Les Mouches (1943)
    Drame en trois actes. Création à Paris, théâtre de la Cité [Sarah-Bernhardt], le 3 juin 1943. Mise en scène Charles Dullin, décors et costumes Henri-Georges Adam, musique Jacques Besse. Avec Charles Dullin (Jupiter), Jean Lannier (Oreste), H. Norbert (Égisthe), Olga Dominique (Électre), Delia-Col (Clytemnestre), Paul Oettly (le grand prêtre) et Lucien Arnaud, Marcel d'Orval, Bender.
   
 
   
    Au cours d'un spectacle présenté au stade Roland-Garros les 5 et 6 juillet 1941 par Jean-Louis Barrault, intitulé Théâtre-Musique-Sport et qui comprenait Les Suppliantes d'Eschyle, Sartre, encouragé par des proches et surtout par Olga Kosakiewicz, conçut un projet de pièce. En octobre 1941, "il s'attela opiniâtrement à la pièce qu'il avait commencée : elle représentait l'unique forme de résistance qui lui fût accessible" (Les Écrits de Sartre). Des vacances en Grèce avec Simone de Beauvoir pendant l'été 1937, avec le souvenir du village d'Embrosio, inspireront le décor des Mouches. "J'ai voulu traiter de la tragédie de la liberté en opposition avec la tragédie de la fatalité." (Comodia, 24 avril 1943.)
   
Dans de nombreuses déclarations et interviews des années 1950, Jean-Paul Sartre a rendu hommage à Dullin pour avoir fait confiance à un auteur inconnu et avoir eu le courage de monter une pièce politique dont le but était d' "extirper quelque peu cette maladie du repentir, cet abandon à la honte qu'on sollicitait de nous" (La Croix, 20 janvier 1951). Il se sentait redevable du tact avec lequel Dullin, en s'adressant aux acteurs plutôt qu'à lui directement, lui avait fait comprendre qu'une pièce devait être le contraire d'une "orgie d'éloquence".

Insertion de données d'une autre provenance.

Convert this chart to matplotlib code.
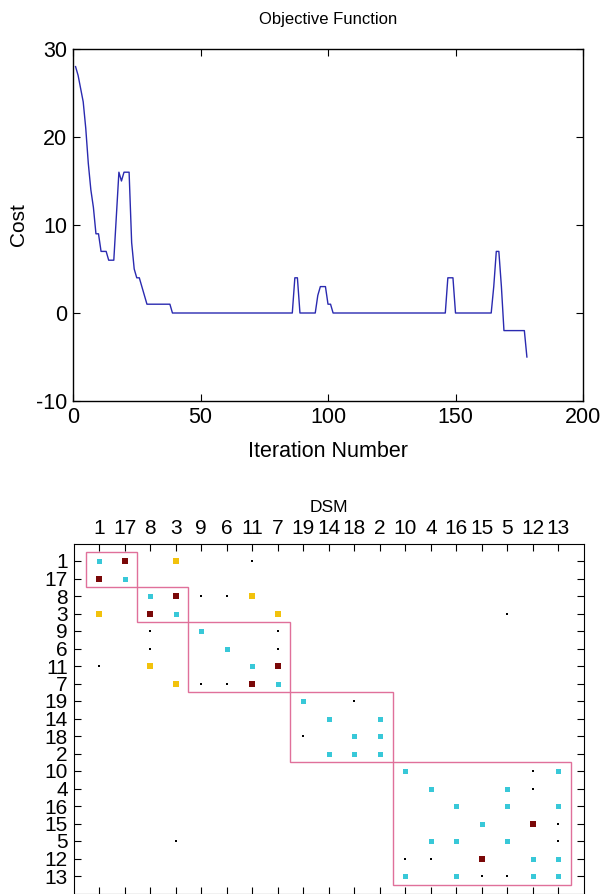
import matplotlib
matplotlib.use("Agg")
import matplotlib.pyplot as plt
from matplotlib.patches import Rectangle

plt.rcParams['font.family'] = ['Liberation Sans Narrow', 'Liberation Sans', 'DejaVu Sans']
plt.rcParams['axes.unicode_minus'] = False

# ---------------- data ----------------
iterations = [1, 2, 3, 4, 5, 6, 7, 8, 9, 10, 11, 13, 14, 16, 17, 18, 19, 20, 22,
              23, 24, 25, 26, 27, 28, 29, 38, 39, 86, 87, 88, 89, 95, 96, 97, 99,
              100, 101, 102, 146, 147, 149, 150, 164, 165, 166, 167, 168, 169,
              177, 178]
cost = [28, 27, 25.5, 24, 21, 17, 14, 12, 9, 9, 7, 7, 6, 6, 11, 16, 15, 16, 16,
        8, 5, 4, 4, 3, 2, 1, 1, 0, 0, 4, 4, 0, 0, 2, 3, 3,
        1, 1, 0, 0, 4, 4, 0, 0, 3, 7, 7, 3, -2,
        -2, -5]

xticks_top = [0, 50, 100, 150, 200]
yticks_top = [-10, 0, 10, 20, 30]

dsm_labels = ['1', '17', '8', '3', '9', '6', '11', '7', '19', '14', '18', '2',
              '10', '4', '16', '15', '5', '12', '13']

# (row, col) positions in the ordered matrix (1-based)
cyan_cells = [(i, i) for i in range(1, 20)] + [
    (10, 12), (11, 12), (12, 10), (12, 11), (13, 19), (14, 17), (15, 17),
    (15, 19), (17, 14), (17, 15), (18, 19), (19, 13), (19, 15), (19, 18)]
darkred_cells = [(1, 2), (2, 1), (3, 4), (4, 3), (7, 8), (8, 7), (16, 18), (18, 16)]
yellow_cells = [(1, 4), (4, 1), (3, 7), (4, 8), (7, 3), (8, 4)]
dot_cells = [(1, 7), (3, 5), (3, 6), (4, 17), (5, 3), (5, 8), (6, 3), (6, 8),
             (7, 1), (8, 5), (8, 6), (9, 11), (11, 9), (13, 18), (14, 18),
             (16, 19), (17, 19), (17, 4), (18, 13), (18, 14), (19, 16), (19, 17)]

# clusters: (first index, last index)
clusters = [(1, 2), (3, 4), (5, 8), (9, 12), (13, 19)]

# ---------------- figure ----------------
W, H = 605, 894
fig = plt.figure(figsize=(W / 100, H / 100), dpi=100)

def frac(x0, y0, x1, y1):
    return [x0 / W, 1 - y1 / H, (x1 - x0) / W, (y1 - y0) / H]

# Top: objective function
ax1 = fig.add_axes(frac(73, 49, 583, 401))
ax1.plot(iterations, cost, color='#2a2ab0', lw=1.0)
ax1.set_xlim(0, 200)
ax1.set_ylim(-10, 30)
ax1.set_xticks(xticks_top)
ax1.set_yticks(yticks_top)
ax1.tick_params(direction='in', length=5, top=True, right=True, labelsize=15.5, pad=4)
ax1.set_title('Objective Function', fontsize=12, pad=18)
ax1.set_xlabel('Iteration Number', fontsize=15.5, labelpad=10)
ax1.set_ylabel('Cost', fontsize=15, labelpad=6)
for s in ax1.spines.values():
    s.set_linewidth(1.0)

# Bottom: DSM
ax2 = fig.add_axes(frac(73.5, 543.5, 584, 893.5))
ax2.set_xlim(0, 20)
ax2.set_ylim(20, 0)
pos = list(range(1, 20))
ax2.set_xticks(pos)
ax2.set_yticks(pos)
ax2.set_xticklabels(dsm_labels, fontsize=15)
ax2.set_yticklabels(dsm_labels, fontsize=15)
ax2.tick_params(direction='in', length=5, top=True, right=True, bottom=True,
                labeltop=True, labelbottom=False, pad=4)
fig.text(329 / W, 1 - 507 / H, 'DSM', fontsize=12.5, ha='center', va='center')

for (a, b) in clusters:
    ax2.add_patch(Rectangle((a - 0.5, a - 0.5), b - a + 1, b - a + 1,
                            fill=False, edgecolor='#e0709a', lw=1.0, zorder=1))

def plot_cells(cells, **kw):
    rows = [r for r, c in cells]
    cols = [c for r, c in cells]
    ax2.plot(cols, rows, ls='none', marker='s', **kw)

plot_cells(cyan_cells, color='#38c8d8', markersize=3.6, mew=0, zorder=3)
plot_cells(darkred_cells, color='#7a0808', markersize=5.0, mew=0, zorder=3)
plot_cells(yellow_cells, color='#f2c20c', markersize=4.7, mew=0, zorder=3)
plot_cells(dot_cells, color='black', markersize=1.8, mew=0, zorder=3)

fig.savefig('out.png', dpi=100)
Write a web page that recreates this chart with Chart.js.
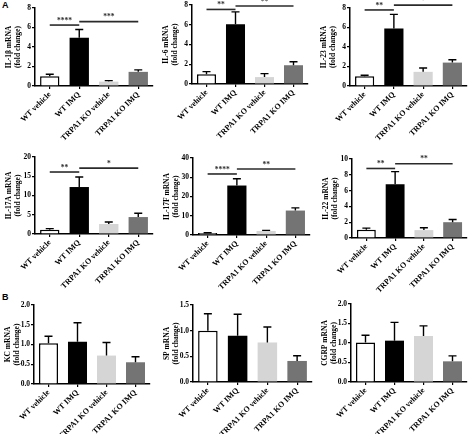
<!DOCTYPE html>
<html>
<head>
<meta charset="utf-8">
<script src="https://cdn.jsdelivr.net/npm/chart.js@4.4.0/dist/chart.umd.min.js"></script>
<style>
  html, body { margin: 0; padding: 0; background: #fff; }
  #fig { position: relative; width: 474px; height: 434px; overflow: hidden; }
  .panel { position: absolute; }
  .tag { position: absolute; font: bold 9px "Liberation Sans", Arial, sans-serif; color: #000; }
</style>
</head>
<body>
<div id="fig">
  <div class="tag" style="left:2px;top:0px">A</div>
  <div class="tag" style="left:2px;top:292px">B</div>
</div>
<script>
// groups on the x axis
const categories = ['WT vehicle', 'WT IMQ', 'TRPA1 KO vehicle', 'TRPA1 KO IMQ'];
const barColors = ['#ffffff', '#000000', '#d5d5d5', '#747474'];

// mean fold change and SEM
const il1bMean = [1.0, 4.95, 0.45, 1.45];
const il1bErr = [0.2, 0.85, 0.1, 0.2];
const il6Mean = [1.0, 6.05, 0.7, 1.9];
const il6Err = [0.25, 1.25, 0.35, 0.35];
const il23Mean = [1.0, 5.9, 1.45, 2.4];
const il23Err = [0.1, 1.45, 0.4, 0.3];
const il17aMean = [1.1, 12.2, 2.6, 4.4];
const il17aErr = [0.3, 2.6, 0.5, 1.0];
const il17fMean = [1.0, 25.7, 2.1, 12.7];
const il17fErr = [0.2, 3.5, 0.3, 1.4];
const il22Mean = [1.05, 6.8, 1.0, 2.0];
const il22Err = [0.2, 1.6, 0.3, 0.35];
const kcMean = [1.03, 1.07, 0.72, 0.55];
const kcErr = [0.18, 0.48, 0.33, 0.14];
const spMean = [1.0, 0.9, 0.77, 0.41];
const spErr = [0.33, 0.42, 0.3, 0.1];
const cgrpMean = [1.01, 1.06, 1.18, 0.53];
const cgrpErr = [0.19, 0.47, 0.26, 0.14];

// y tick labels
const ticks8 = [0, 2, 4, 6, 8];
const ticks10 = [0, 2, 4, 6, 8, 10];
const ticks20 = [0, 5, 10, 15, 20];
const ticks40 = [0, 10, 20, 30, 40];
const ticks2 = [0, 0.5, 1.0, 1.5, 2.0];
const ticks15 = [0, 0.5, 1.0, 1.5];

// significance bars: [from group, to group, height, stars]
const il1bSig = [[0, 1, 6.25, '****'], [1, 3, 6.6, '***']];
const il6Sig = [[0, 1, 7.55, '**'], [1, 3, 7.9, '**']];
const il23Sig = [[0, 1, 7.8, '**'], [1, 3, 8.3, '*']];
const il17aSig = [[0, 1, 16.1, '**'], [1, 3, 17.1, '*']];
const il17fSig = [[0, 1, 31.7, '****'], [1, 3, 34.3, '**']];
const il22Sig = [[0, 1, 8.8, '**'], [1, 3, 9.4, '**']];

const panels = [
    { title: ['IL-1β mRNA', '(fold change)'], mean: il1bMean, err: il1bErr, ticks: ticks8, dec: 0, sig: il1bSig },
    { title: ['IL-6 mRNA', '(fold change)'], mean: il6Mean, err: il6Err, ticks: ticks8, dec: 0, sig: il6Sig },
    { title: ['IL-23 mRNA', '(fold change)'], mean: il23Mean, err: il23Err, ticks: ticks8, dec: 0, sig: il23Sig },
    { title: ['IL-17A mRNA', '(fold change)'], mean: il17aMean, err: il17aErr, ticks: ticks20, dec: 0, sig: il17aSig },
    { title: ['IL-17F mRNA', '(fold change)'], mean: il17fMean, err: il17fErr, ticks: ticks40, dec: 0, sig: il17fSig },
    { title: ['IL-22 mRNA', '(fold change)'], mean: il22Mean, err: il22Err, ticks: ticks10, dec: 0, sig: il22Sig },
    { title: ['KC mRNA', '(fold change)'], mean: kcMean, err: kcErr, ticks: ticks2, dec: 1, sig: [] },
    { title: ['SP mRNA', '(fold change)'], mean: spMean, err: spErr, ticks: ticks15, dec: 1, sig: [] },
    { title: ['CGRP mRNA', '(fold change)'], mean: cgrpMean, err: cgrpErr, ticks: ticks2, dec: 1, sig: [] }
];

// where each plot area sits on the page: axis x, top, zero line, right end
const boxes = [
    [35, 8, 86, 153], [192, 5, 84, 308], [350, 8, 86, 467],
    [35, 157, 234, 153], [193, 158, 235, 310], [352, 159, 238, 467],
    [34, 305, 384, 150], [193, 305, 382, 312], [351, 304, 382, 467]
];

Chart.defaults.font.family = '"Liberation Serif", "Times New Roman", serif';
Chart.defaults.font.weight = 'bold';
Chart.defaults.color = '#000';

// upward error whiskers with a cap
const errorBars = {
    id: 'errorBars',
    afterDatasetsDraw(chart) {
        const ds = chart.data.datasets[0];
        const meta = chart.getDatasetMeta(0);
        const y = chart.scales.y;
        const ctx = chart.ctx;
        ctx.save();
        ctx.strokeStyle = '#000';
        ctx.lineWidth = 1.4;
        meta.data.forEach((bar, i) => {
            const base = y.getPixelForValue(ds.data[i]);
            const top = y.getPixelForValue(ds.data[i] + ds.errors[i]);
            ctx.beginPath();
            ctx.moveTo(bar.x, base);
            ctx.lineTo(bar.x, top);
            ctx.moveTo(bar.x - 4, top);
            ctx.lineTo(bar.x + 4, top);
            ctx.stroke();
        });
        ctx.restore();
    }
};

// significance lines with stars
const sigBars = {
    id: 'sigBars',
    afterDraw(chart, args, opts) {
        const meta = chart.getDatasetMeta(0);
        const y = chart.scales.y;
        const ctx = chart.ctx;
        ctx.save();
        ctx.strokeStyle = '#2a2a2a';
        ctx.fillStyle = '#2a2a2a';
        ctx.lineWidth = 1.6;
        ctx.font = 'bold 7.5px "Liberation Serif", serif';
        ctx.textAlign = 'center';
        ctx.textBaseline = 'bottom';
        (opts.items || []).forEach(s => {
            const x1 = meta.data[s[0]].x;
            const x2 = meta.data[s[1]].x;
            const py = y.getPixelForValue(s[2]);
            ctx.beginPath();
            ctx.moveTo(x1, py);
            ctx.lineTo(x2, py);
            ctx.stroke();
            ctx.fillText(s[3], (x1 + x2) / 2, py - 0.5);
        });
        ctx.restore();
    }
};

const fig = document.getElementById('fig');
const yw = 30, padL = 10, padTop = 14, padR = 4, xh = 62;

panels.forEach((p, k) => {
    const [ax, top, zero, right] = boxes[k];
    const div = document.createElement('div');
    div.className = 'panel';
    const left = ax - yw - padL;
    div.style.left = left + 'px';
    div.style.top = (top - padTop) + 'px';
    div.style.width = (right + padR - left) + 'px';
    div.style.height = (zero - top + padTop + xh) + 'px';
    const canvas = document.createElement('canvas');
    div.appendChild(canvas);
    fig.appendChild(div);

    new Chart(canvas, {
        type: 'bar',
        data: {
            labels: categories,
            datasets: [{
                data: p.mean,
                errors: p.err,
                backgroundColor: barColors,
                borderColor: '#000',
                borderWidth: [1.5, 0, 0, 0],
                barPercentage: 0.8,
                categoryPercentage: 0.82
            }]
        },
        options: {
            responsive: true,
            maintainAspectRatio: false,
            animation: false,
            layout: { padding: { top: padTop, left: padL, right: padR, bottom: 0 } },
            plugins: {
                legend: { display: false },
                tooltip: { enabled: false },
                sigBars: { items: p.sig }
            },
            scales: {
                x: {
                    offset: true,
                    grid: { display: true, drawOnChartArea: false, tickLength: 3, tickColor: '#000', lineWidth: 1.2, offset: false },
                    border: { display: true, color: '#000', width: 1.5 },
                    ticks: { color: '#000', font: { size: 8, weight: 'bold' }, minRotation: 45, maxRotation: 45, padding: 1, autoSkip: false },
                    afterFit(s) { s.height = xh; s.paddingLeft = 0; s.paddingRight = 0; }
                },
                y: {
                    min: 0,
                    max: p.ticks[p.ticks.length - 1],
                    grid: { display: true, drawOnChartArea: false, tickLength: 3, tickColor: '#000', lineWidth: 1.2 },
                    border: { display: true, color: '#000', width: 1.5 },
                    ticks: { color: '#000', font: { size: 7.5, weight: 'bold' }, padding: 1, callback: v => Number(v).toFixed(p.dec) },
                    afterBuildTicks(s) { s.ticks = p.ticks.map(v => ({ value: v })); },
                    title: { display: true, text: p.title, color: '#000', font: { size: 7.5, weight: 'bold' }, padding: 0 },
                    afterFit(s) { s.width = yw; s.paddingTop = 0; s.paddingBottom = 0; }
                }
            }
        },
        plugins: [errorBars, sigBars]
    });
});
</script>
</body>
</html>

Dans le grand vaisseau de la salle du théâtre Sarah-Bernhardt, la pièce essuya un relatif échec, malgré des critiques qui, comme Maurice Rostand, reconnaissaient "un ouvrage exceptionnel, par l'ampleur du développement, la puissance cosmique, la résonance métaphysique. Les Mouches de Jean-Paul Sartre nous bourdonnent une fois de plus les malheurs des Atrides [.]. L'œuvre est presque trop riche de significations et de symboles [.]. Je sais tout ce que l'on pourra dire et les plaisanteries dont il est trop facile d'abreuver la grandeur. La mise en scène a l'allure, la puissance, le climat irrespirables de l'œuvre. C'est une Grèce vue à travers l'angoisse moderne" (Paris-Midi, 7 juin 1943). Le sens politique de la pièce échappa aux critiques de la Collaboration et le reste de la presse se montra franchement hostile : "L'Électre de Giraudoux repensée par un dadaïste ou un surréaliste attardé" (André Castelot, La Gerbe, 17 juin 1943) ; "Érinnyes, matérialisées en mouches", expliqua Charles Méré dans Aujourd'hui (12 juin 1943), qui conseillait quand même : "Allez voir cette étonnante pièce, elle vaut le voyage." Vingt-cinq représentations eurent lieu, avant une reprise à l'automne 1943.
  
    Sartre aura l'occasion de manifester sa gratitude à Dullin lorsque le Conseil de Paris voudra lui retirer son théâtre : "Je connais Dullin depuis vingt ans. Je n'ai jamais cessé d'admirer son talent, son intelligence, sa probité, son courage. C'est par lui que je suis venu au théâtre. C'est lui qui m'a conseillé à mes débuts, lui qui a monté ma première pièce, Les Mouches, ouvrage imparfait et très violemment attaqué, qui fut un insuccès financier malgré une magnifique mise en scène. Dullin a soutenu la pièce près d'un an contre la critique, contre le conseil municipal, contre les Allemands, il n'a rien retiré de son effort que des dettes et de la boue." (Combat, 24 mai 1947.) Il marquera encore toute sa reconnaissance à Dullin dans une longue déclaration au moment de sa disparition.